Crossover of Superconductivity across the antiferromagnetic end point in FeSe$_{\rm 1-x}$S$_{\rm x}$ under pressure

TL;DR

This study explores how superconductivity in FeSe$_{1-x}$S$_x$ evolves under pressure, revealing a crossover between two distinct superconducting phases associated with the antiferromagnetic transition.

Contribution

It demonstrates the coexistence and continuous transfer between two superconducting phases across the antiferromagnetic end point under pressure.

Findings

Two superconducting phases coexist within a narrow pressure range.

A continuous transfer of volume fraction occurs between the two SC phases.
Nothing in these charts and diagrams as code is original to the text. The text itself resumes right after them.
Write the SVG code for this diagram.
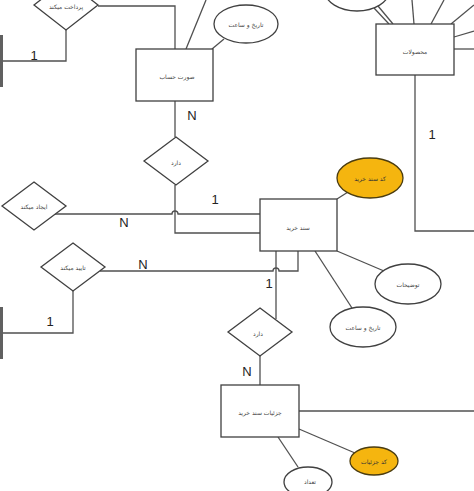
<svg xmlns="http://www.w3.org/2000/svg" width="474" height="491" viewBox="0 0 474 491">
<style>
.ln{fill:none;stroke:#505050;stroke-width:1.3}
.bar{stroke:#606060;stroke-width:3}
.box{fill:#fff;stroke:#404040;stroke-width:1.3}
.ell{fill:#fff;stroke:#404040;stroke-width:1.3}
.key{fill:#F5B50F;stroke:#4a3c10;stroke-width:1.3}
.t{font-family:"DejaVu Sans",sans-serif;font-size:6px;fill:#444;text-anchor:middle;dominant-baseline:central}
.c{font-family:"Liberation Sans",sans-serif;font-size:13px;fill:#222;text-anchor:middle;dominant-baseline:central}
</style>
<rect width="474" height="491" fill="#fff"/>
<g id="connectors">
<path class="ln" d="M98,6 H175 V49"/>
<path class="ln" d="M66,30 V61 H0"/>
<line class="bar" x1="1.5" y1="35" x2="1.5" y2="87"/>
<path class="ln" d="M186,49 L206,0"/>
<path class="ln" d="M212,49 L224,39"/>
<path class="ln" d="M175,101 V137"/>
<path class="ln" d="M175,185 V233 H260"/>
<path class="ln" d="M55,214 H172 A3,3 0 0 1 178,214 H260"/>
<path class="ln" d="M337,199 L348,192"/>
<path class="ln" d="M100,271 H273 A3,3 0 0 1 279,271 H298 V251"/>
<path class="ln" d="M276,251 V319"/>
<path class="ln" d="M337,251 L384,271"/>
<path class="ln" d="M315,251 L352,308"/>
<path class="ln" d="M73,291 V333 H0"/>
<line class="bar" x1="1.5" y1="307" x2="1.5" y2="359"/>
<path class="ln" d="M260,356 V385"/>
<path class="ln" d="M299,411 H474"/>
<path class="ln" d="M299,429 L355,453"/>
<path class="ln" d="M278,437 L298,467"/>
<path class="ln" d="M374,8 L389,24"/>
<path class="ln" d="M378,6 L393,24"/>
<path class="ln" d="M412,0 L414,24"/>
<path class="ln" d="M444,0 L431,24"/>
<path class="ln" d="M474,5 L451,24"/>
<path class="ln" d="M474,31 L454,37"/>
<path class="ln" d="M454,49 H474"/>
<path class="ln" d="M415,75 V231 H474"/>
<text class="c" x="34" y="55">1</text>
<text class="c" x="192" y="115">N</text>
<text class="c" x="432" y="134">1</text>
<text class="c" x="215" y="199">1</text>
<text class="c" x="124" y="222">N</text>
<text class="c" x="143" y="264">N</text>
<text class="c" x="269" y="283">1</text>
<text class="c" x="50" y="321">1</text>
<text class="c" x="247" y="371">N</text>
</g>
<g id="pays">
<polygon class="box" points="66,-20 98,5 66,30 34,5"/>
<text class="t" x="66" y="6">پرداخت میکند</text>
</g>
<g id="invoice">
<rect class="box" x="136" y="49" width="77" height="52"/>
<text class="t" x="177" y="76">صورت حساب</text>
</g>
<g id="invoice-datetime">
<ellipse class="ell" cx="246" cy="24" rx="32" ry="19"/>
<text class="t" x="246" y="24">تاریخ و ساعت</text>
</g>
<g id="product-attr">
<ellipse class="ell" cx="357" cy="-9" rx="32" ry="20"/>
</g>
<g id="products">
<rect class="box" x="376" y="24" width="78" height="51"/>
<text class="t" x="415" y="51">محصولات</text>
</g>
<g id="has1">
<polygon class="box" points="176,137 208,161 176,185 144,161"/>
<text class="t" x="176" y="162">دارد</text>
</g>
<g id="creates">
<polygon class="box" points="34,182 66,206 34,230 2,206"/>
<text class="t" x="34" y="206">ایجاد میکند</text>
</g>
<g id="doc-code">
<ellipse class="key" cx="370" cy="178" rx="33" ry="20"/>
<text class="t" x="370" y="178" style="fill:#333">کد سند خرید</text>
</g>
<g id="purchase-doc">
<rect class="box" x="260" y="199" width="77" height="52"/>
<text class="t" x="298" y="227">سند خرید</text>
</g>
<g id="approves">
<polygon class="box" points="73,243 105,267 73,291 41,267"/>
<text class="t" x="73" y="267">تایید میکند</text>
</g>
<g id="description">
<ellipse class="ell" cx="408" cy="284" rx="33" ry="20"/>
<text class="t" x="408" y="284">توضیحات</text>
</g>
<g id="doc-datetime">
<ellipse class="ell" cx="363" cy="327" rx="33" ry="20"/>
<text class="t" x="363" y="327">تاریخ و ساعت</text>
</g>
<g id="has2">
<polygon class="box" points="260,308 292,332 260,356 228,332"/>
<text class="t" x="258" y="333">دارد</text>
</g>
<g id="doc-details">
<rect class="box" x="221" y="385" width="78" height="52"/>
<text class="t" x="260" y="412">جزئیات سند خرید</text>
</g>
<g id="detail-code">
<ellipse class="key" cx="374" cy="461" rx="24" ry="14"/>
<text class="t" x="374" y="461" style="fill:#333">کد جزئیات</text>
</g>
<g id="quantity">
<ellipse class="ell" cx="308" cy="482" rx="24" ry="15"/>
<text class="t" x="310" y="481">تعداد</text>
</g>
</svg>
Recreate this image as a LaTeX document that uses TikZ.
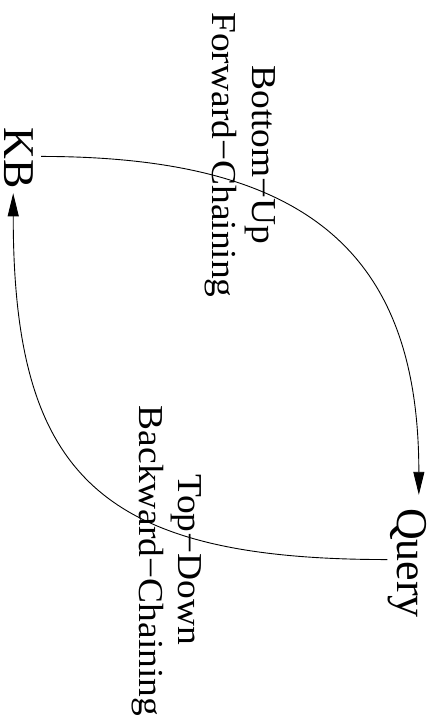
\documentclass[tikz,border=0pt]{standalone}
\usepackage{fontspec}
\setmainfont{Liberation Serif}
\usetikzlibrary{arrows.meta}

\tikzset{
  bigword/.style={rotate=-90, font=\fontsize{44}{50}\selectfont},
  sideword/.style={rotate=-90, xscale=1.07, anchor=base, inner sep=0pt,
                   font=\fontsize{35}{40}\selectfont},
  flow/.style={line width=0.9pt, -{Triangle[length=23pt,width=11pt]}}
}

\begin{document}
\begin{tikzpicture}[x=1pt, y=-1pt]
  \useasboundingbox (0,0) rectangle (446,719);

  % the two ends of the cycle
  \node[bigword, anchor=base, inner xsep=4pt, inner ysep=0pt] (kb) at (5,158.5) {KB};
  \node[bigword, anchor=base, inner xsep=13pt, inner ysep=0pt] (query) at (397,563) {Query};

  % labels of the two directions
  \node[sideword] (fwdtop) at (252,155) {Bottom−Up};
  \node[sideword] (fwdbot) at (212,155) {Forward−Chaining};
  \node[sideword] (bwdtop) at (178,560) {Top−Down};
  \node[sideword] (bwdbot) at (139,561) {Backward−Chaining};

  % forward chaining: from the knowledge base to the query
  \draw[flow, shorten <=7pt] (kb.98) .. controls +(274,0) and +(0,-241) .. (query.170);
  % backward chaining: from the query back to the knowledge base
  \draw[flow] (query.-100) .. controls +(-288,0) and +(0,282) .. (kb.-10);
\end{tikzpicture}
\end{document}
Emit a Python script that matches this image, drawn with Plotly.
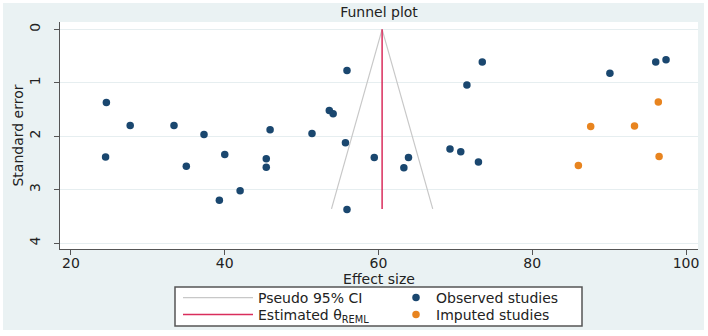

Superconductivity crossover is linked with the emergence of AFM phase.

Abstract

Temperature-pressure ($T$-$P$) phase diagrams of FeSe$_{\rm 1-x}$S$_{\rm x}$ were investigated by the measurements of dc magnetization ($M$) and electrical resistivity ($\rho$) under pressure, using single crystal specimens with $x$=0.04, 0.08 and 0.13. For all specimens, the $M$($T$) curves under pressure near the end point of the antiferromagnetic (AFM) phase are found to show a two-step diamagnetic response, which can be described as the sum of two diamagnetic components $M_1$($T$) and $M_2$($T$), indicating that two superconducting (SC) phases with different $T_{\rm c}$ values coexist within a pressure range of $\Delta$$P$$\sim$1 GPa. Moreover, the pressure dependence of the amplitudes of $M_1$($T$) and $M_2$($T$) indicates a continuous transfer of the volume fraction between the two SC phases. These behaviors suggest that a crossover of superconductivity occurs in conjunction with the emergence of AFM phase and imply that the SC phases inside and outside the AFM phase could have different origins.